9 responses to “When does tax avoidance become a crime?”

  1. Well hello Andrew Keogh. You do not know how many criminal defence solicitors (inter alia) he has put straight with a single sentence or reference. Reading the spotlight, they have warm words that they are just there to find out what’s going on and by implication that they have no skin in prosecuting you and you certainly don’t want any fee seeking professionals involved. They don’t care about you. Just like police officers really.

    At the same time, with higher burden stated in Godir, those who signed up should be relatively safe too.

  2. For years, we’ve been saying that the touted, so called, hybrid partnership structure using an LLP does not work with ISAs. It’s just a resounding flop. It doesn’t work. It’s an ex-tax scheme. But fear not, our foolproof propriety solution uses not one SCSp, but two of them. And a Scottish LP (but not an LLP – LLPs are the work of the devil and don’t work). With this marvelously simple structure you sell a growth interest in your ISA to the first SCSp and it creates a derivative (with cap, collar and a kagool) over the ISA which it sells at cost (for a nominal fair market value) to the second SCSp using a short-term bridging loan from the Scottish LP that has the ISA you settled on trust. That allows you to set up another ISA on which you don’t pay SDLT (or IHT) and you end up with three ISAs and no national insurance (or apprenticeship levy!!!!!). What could be simpler than that? HMRC has never challenged this! And I mean never, ever. This delightful solution has been approved by three tax QCs (three as the first one was so impressed with it that he told his colleagues). Who wants to take the risk of using an LLP (other than tax promoting Big Magic RoundAbout 4 Law firms who are all LLPs and look where that has got them) and all the mental hoops and gymnastics when you can use our simple structure.?

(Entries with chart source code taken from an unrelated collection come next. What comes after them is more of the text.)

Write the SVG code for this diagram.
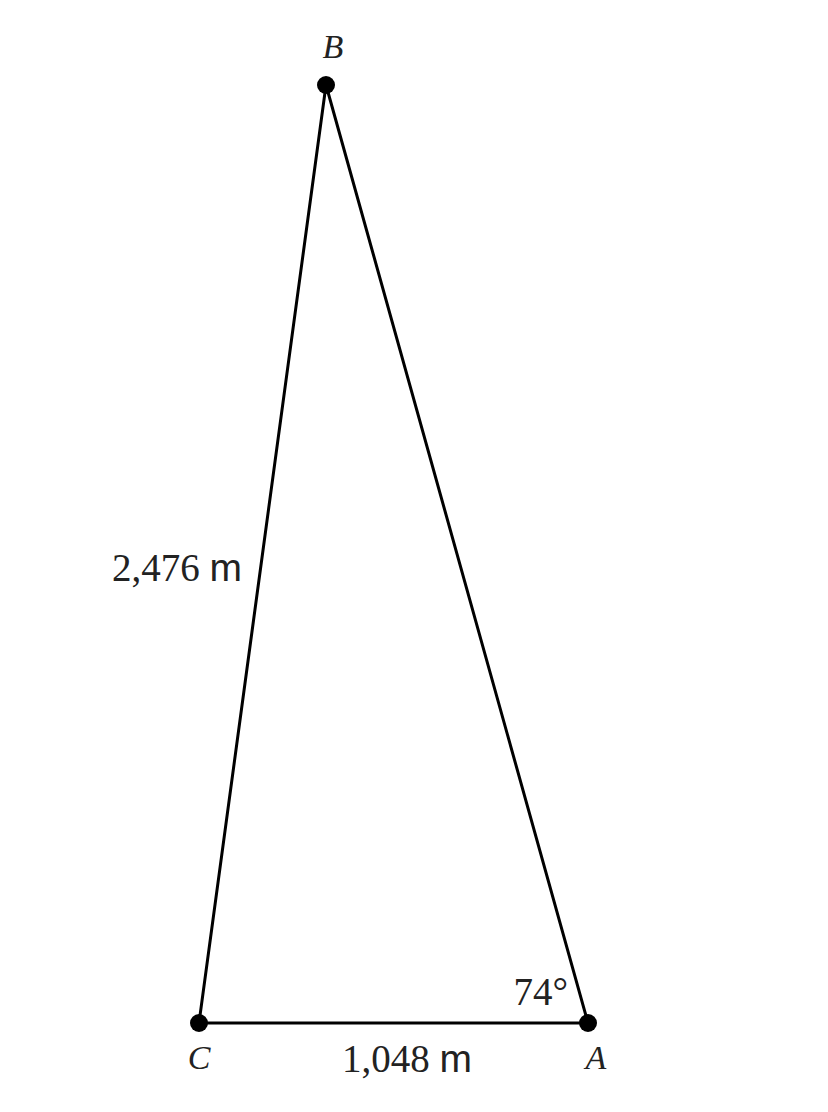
<svg xmlns="http://www.w3.org/2000/svg" width="828" height="1112" viewBox="0 0 828 1112">
<style>
.edge{stroke:#000;stroke-width:3;fill:none;stroke-linecap:round}
.dot{fill:#000}
.lbl{font-family:"Liberation Serif",serif;font-style:italic;font-size:34px;fill:#222}
.num{font-family:"Liberation Serif",serif;font-size:39px;fill:#222}
.unit{font-family:"Liberation Sans",sans-serif}
</style>
<rect width="828" height="1112" fill="#fff"/>
<g id="connectors">
<line class="edge" x1="326" y1="85" x2="199" y2="1023"/>
<line class="edge" x1="326" y1="85" x2="588" y2="1023"/>
<line class="edge" x1="199" y1="1023" x2="588" y2="1023"/>
</g>
<g id="B"><circle class="dot" cx="326" cy="85" r="9"/><text class="lbl" x="333" y="58" text-anchor="middle">B</text></g>
<g id="C"><circle class="dot" cx="199" cy="1023" r="9"/><text class="lbl" x="199" y="1069" text-anchor="middle">C</text></g>
<g id="A"><circle class="dot" cx="588" cy="1023" r="9"/><text class="lbl" x="596" y="1069" text-anchor="middle">A</text></g>
<g id="labels">
<text class="num" x="242" y="581" text-anchor="end">2,476 <tspan class="unit">m</tspan></text>
<text class="num" x="407" y="1072" text-anchor="middle">1,048 <tspan class="unit">m</tspan></text>
<text class="num" x="568" y="1005" text-anchor="end" font-size="32">74°</text>
</g>
</svg>
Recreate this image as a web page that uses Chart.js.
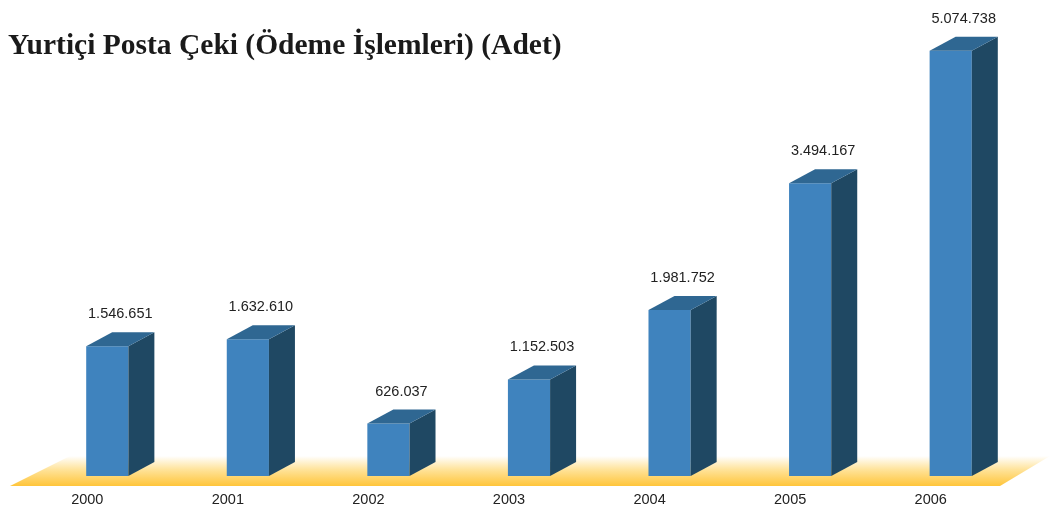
<!DOCTYPE html>
<html>
<head>
<meta charset="utf-8">
<script src="https://cdn.jsdelivr.net/npm/chart.js@4/dist/chart.umd.min.js"></script>
<style>
  html, body { margin: 0; padding: 0; background: #fff; }
  #wrap { position: relative; width: 1050px; height: 507px; }
  #titulo {
    position: absolute; left: 8px; top: 28px; margin: 0;
    font-family: "Liberation Serif", "Times New Roman", serif;
    font-weight: bold; font-size: 29.5px; color: #1a1a1a; white-space: nowrap;
  }
</style>
</head>
<body>
<div id="wrap">
  <canvas id="grafico" width="1050" height="507"></canvas>
  <div id="titulo">Yurtiçi Posta Çeki (Ödeme İşlemleri) (Adet)</div>
</div>
<script>
const anios = ['2000', '2001', '2002', '2003', '2004', '2005', '2006'];
const cantidades = [1546651, 1632610, 626037, 1152503, 1981752, 3494167, 5074738];

// profundidad del efecto 3D
const prof = { dx: 26, dy: 14 };

const formato = (n) => n.toLocaleString('de-DE');

const piso3D = {
  id: 'piso3D',
  beforeDatasetsDraw(chart) {
    const { ctx, chartArea: a } = chart;
    const yAbajo = a.bottom + 10;
    const yArriba = a.bottom - 20;
    const grad = ctx.createLinearGradient(0, yArriba, 0, yAbajo);
    grad.addColorStop(0, 'rgba(255,255,255,1)');
    grad.addColorStop(0.45, '#FFE39A');
    grad.addColorStop(1, '#FFC53A');
    ctx.save();
    ctx.beginPath();
    ctx.moveTo(a.left - 27, yAbajo);
    ctx.lineTo(a.left + 33, yArriba);
    ctx.lineTo(a.right + 29, yArriba);
    ctx.lineTo(a.right - 21, yAbajo);
    ctx.closePath();
    ctx.fillStyle = grad;
    ctx.fill();
    ctx.restore();
  }
};

const barras3D = {
  id: 'barras3D',
  afterDatasetsDraw(chart) {
    const { ctx } = chart;
    const meta = chart.getDatasetMeta(0);
    ctx.save();
    meta.data.forEach((bar, i) => {
      const { x, y, base, width } = bar.getProps(['x', 'y', 'base', 'width'], true);
      const izq = x - width / 2;
      const der = x + width / 2;
      // lado
      ctx.beginPath();
      ctx.moveTo(der, y);
      ctx.lineTo(der + prof.dx, y - prof.dy);
      ctx.lineTo(der + prof.dx, base - prof.dy);
      ctx.lineTo(der, base);
      ctx.closePath();
      ctx.fillStyle = '#1F4863';
      ctx.fill();
      // tapa
      ctx.beginPath();
      ctx.moveTo(izq, y);
      ctx.lineTo(izq + prof.dx, y - prof.dy);
      ctx.lineTo(der + prof.dx, y - prof.dy);
      ctx.lineTo(der, y);
      ctx.closePath();
      ctx.fillStyle = '#2F6792';
      ctx.fill();
      // valor
      ctx.fillStyle = '#222';
      ctx.font = '14.5px "Liberation Sans", Arial, sans-serif';
      ctx.textAlign = 'center';
      ctx.textBaseline = 'alphabetic';
      ctx.fillText(formato(cantidades[i]), x + prof.dx / 2, y - 28);
    });
    ctx.restore();
  }
};

new Chart(document.getElementById('grafico').getContext('2d'), {
  type: 'bar',
  data: {
    labels: anios,
    datasets: [{
      data: cantidades,
      backgroundColor: '#3F83BE',
      borderWidth: 0,
      barPercentage: 0.3,
      categoryPercentage: 1
    }]
  },
  options: {
    responsive: false,
    animation: false,
    events: [],
    layout: { padding: { top: 15, left: 37, right: 29, bottom: 0 } },
    plugins: { legend: { display: false }, tooltip: { enabled: false } },
    scales: {
      x: {
        grid: { display: false, drawTicks: false },
        border: { display: false },
        ticks: {
          color: '#222',
          font: { family: '"Liberation Sans", Arial, sans-serif', size: 14.5 },
          padding: 15,
          labelOffset: -20
        },
        afterFit: (s) => { s.height = 31; }
      },
      y: {
        display: false,
        min: 0,
        max: 5500000
      }
    }
  },
  plugins: [piso3D, barras3D]
});
</script>
</body>
</html>
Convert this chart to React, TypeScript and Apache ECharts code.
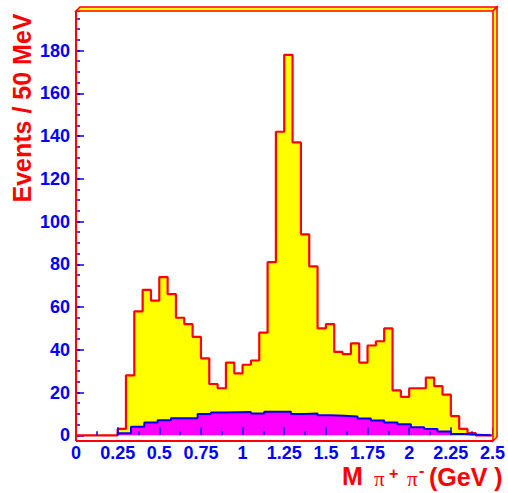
import React, { useEffect, useRef } from "react";
import * as echarts from "echarts";

// ---- data ----
const dataBinStart = 0;
const dataBinWidth = 0.05;
// Events / 50 MeV, bins from 0.00 to 2.50 GeV
const dataCounts = [
  0, 0, 0, 0, 0,
  3, 28, 58, 68, 63, 74, 66, 55, 52, 46,
  36, 24, 22, 34, 29, 33, 35, 48, 81, 142,
  178, 137, 94, 79, 50, 52, 39, 38, 43, 34,
  42, 44, 50, 21, 18, 22, 22, 27, 23, 19,
  9, 3, 1, 0, 0,
];
const bkgBinStart = 0.25;
const bkgBinWidth = 0.08;
const bkgValues = [
  1, 4, 6, 7, 8, 8, 10, 10.7, 10.8, 10.9, 10.2, 11, 11, 10,
  10.2, 9.4, 9.1, 8.8, 7.9, 6.9, 6, 5.2, 3.8, 2.9, 1.8, 0.6, 0.3, 0,
];
const xMin = 0;
const xMax = 2.5;
const xStep = 0.25;
const yMin = 0;
const yMax = 198.5;
const yStep = 20;
const yMinorStep = 5;

const FONT = "'Liberation Sans', Arial, Helvetica, sans-serif";
const SERIF = "'Liberation Serif', 'Times New Roman', serif";
const RED = "#ff0000";
const BLUE = "#0000ff";
const YELLOW = "#ffff00";
const MAGENTA = "#ff00ff";

function stepPoints(start: number, width: number, values: number[], leadZero: boolean) {
  const pts: number[][] = [];
  if (leadZero) pts.push([start, 0]);
  values.forEach((v, i) => pts.push([+(start + i * width).toFixed(4), v]));
  pts.push([+(start + values.length * width).toFixed(4), 0]);
  return pts;
}

export default function App() {
  const ref = useRef<HTMLDivElement>(null);
  useEffect(() => {
    document.body.style.margin = "0";
    if (!ref.current) return;
    const chart = echarts.init(ref.current, undefined, { renderer: "svg" });
    const tickStyle = { color: BLUE, width: 1.5 };
    chart.setOption({
      animation: false,
      grid: { left: 76, right: 15, top: 11, bottom: 57.7, show: false },
      xAxis: [
        {
          type: "value",
          min: xMin,
          max: xMax,
          interval: xStep,
          offset: 5.7,
          z: 5,
          axisLine: { show: false },
          splitLine: { show: false },
          axisTick: { show: true, inside: true, length: 8, lineStyle: tickStyle },
          minorTick: { show: true, splitNumber: 2, length: 4, lineStyle: tickStyle },
          axisLabel: {
            color: BLUE,
            fontSize: 18,
            lineHeight: 15,
            fontWeight: "bold",
            fontFamily: FONT,
            margin: 4,
          },
        },
      ],
      yAxis: [
        {
          type: "value",
          min: yMin,
          max: yMax,
          interval: yStep,
          position: "left",
          axisLine: { show: false },
          splitLine: { show: false },
          axisTick: { show: true, inside: true, length: 8, lineStyle: tickStyle },
          axisLabel: {
            color: BLUE,
            fontSize: 18,
            fontWeight: "bold",
            fontFamily: FONT,
            margin: 6,
            showMaxLabel: false,
          },
        },
        {
          type: "value",
          min: yMin,
          max: yMax,
          interval: yMinorStep,
          position: "left",
          offset: 0,
          axisLine: { show: false },
          splitLine: { show: false },
          axisTick: { show: true, inside: true, length: 4, lineStyle: tickStyle },
          axisLabel: { show: false },
        },
      ],
      series: [
        {
          type: "line",
          step: "end",
          symbol: "none",
          clip: false,
          data: stepPoints(dataBinStart, dataBinWidth, dataCounts, false),
          lineStyle: { color: RED, width: 2.2 },
          areaStyle: { color: YELLOW, opacity: 1 },
          z: 2,
        },
        {
          type: "line",
          step: "end",
          symbol: "none",
          clip: false,
          data: stepPoints(bkgBinStart, bkgBinWidth, bkgValues, true),
          lineStyle: { color: BLUE, width: 2 },
          areaStyle: { color: MAGENTA, opacity: 1 },
          z: 3,
        },
      ],
      graphic: [
        // frame
        { type: "line", z: 100, shape: { x1: 76, y1: 11, x2: 76, y2: 441 }, style: { stroke: RED, lineWidth: 2 } },
        { type: "line", z: 100, shape: { x1: 76, y1: 441, x2: 493, y2: 441 }, style: { stroke: RED, lineWidth: 2 } },
        {
          type: "polygon",
          z: 100,
          shape: { points: [[76, 11], [80, 7], [497, 7], [493, 11]] },
          style: { fill: YELLOW, stroke: RED, lineWidth: 1.5 },
        },
        {
          type: "polygon",
          z: 100,
          shape: { points: [[493, 11], [497, 7], [497, 437], [493, 441]] },
          style: { fill: YELLOW, stroke: RED, lineWidth: 1.5 },
        },
        // y title
        {
          type: "text",
          z: 100,
          x: 22,
          y: 108,
          rotation: Math.PI / 2,
          style: {
            text: "Events / 50 MeV",
            fill: RED,
            font: `bold 25px ${FONT}`,
            align: "center",
            verticalAlign: "middle",
          },
        },
        // x title
        { type: "text", z: 100, x: 342, y: 476, style: { text: "M", fill: RED, font: `bold 25px ${FONT}`, align: "left", verticalAlign: "middle" } },
        { type: "text", z: 100, x: 374, y: 479, style: { text: "π", fill: RED, font: `21px ${SERIF}`, align: "left", verticalAlign: "middle" } },
        { type: "text", z: 100, x: 389, y: 473, style: { text: "+", fill: RED, font: `bold 16px ${FONT}`, align: "left", verticalAlign: "middle" } },
        { type: "text", z: 100, x: 407, y: 479, style: { text: "π", fill: RED, font: `21px ${SERIF}`, align: "left", verticalAlign: "middle" } },
        { type: "text", z: 100, x: 419, y: 470, style: { text: "-", fill: RED, font: `bold 16px ${FONT}`, align: "left", verticalAlign: "middle" } },
        { type: "text", z: 100, x: 429, y: 476.5, style: { text: "(GeV )", fill: RED, font: `bold 25px ${FONT}`, align: "left", verticalAlign: "middle" } },
      ],
    });
    return () => chart.dispose();
  }, []);
  return (
    <div
      ref={ref}
      style={{ position: "fixed", left: 0, top: 0, width: 508, height: 493, background: "#ffffff" }}
    />
  );
}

  3. You really ought to be advising that everyone should have their entire ISA (indeed their SIPPs too) in crypto. Then it doesn’t matter as HMRC can’t trace it 😉

  4. You seem to have omitted the KC role: “we have an opinion from a KC that this works, no you cannot see the question we put to the KC nor the correspondence before it, during its drafting or since but rest assured we have a KC who backs us up that this product works”.

  5. In the words of Mark Alexander the Great, is your scheme meticulously linked to the pertinent and invaluable HMRC manuals? 😃

    • Do you mean HMRC’s internal or external ones.

      Can’t remember the case but I do remember at least one being decided on internal manuals that no-one had access to outside HMRC.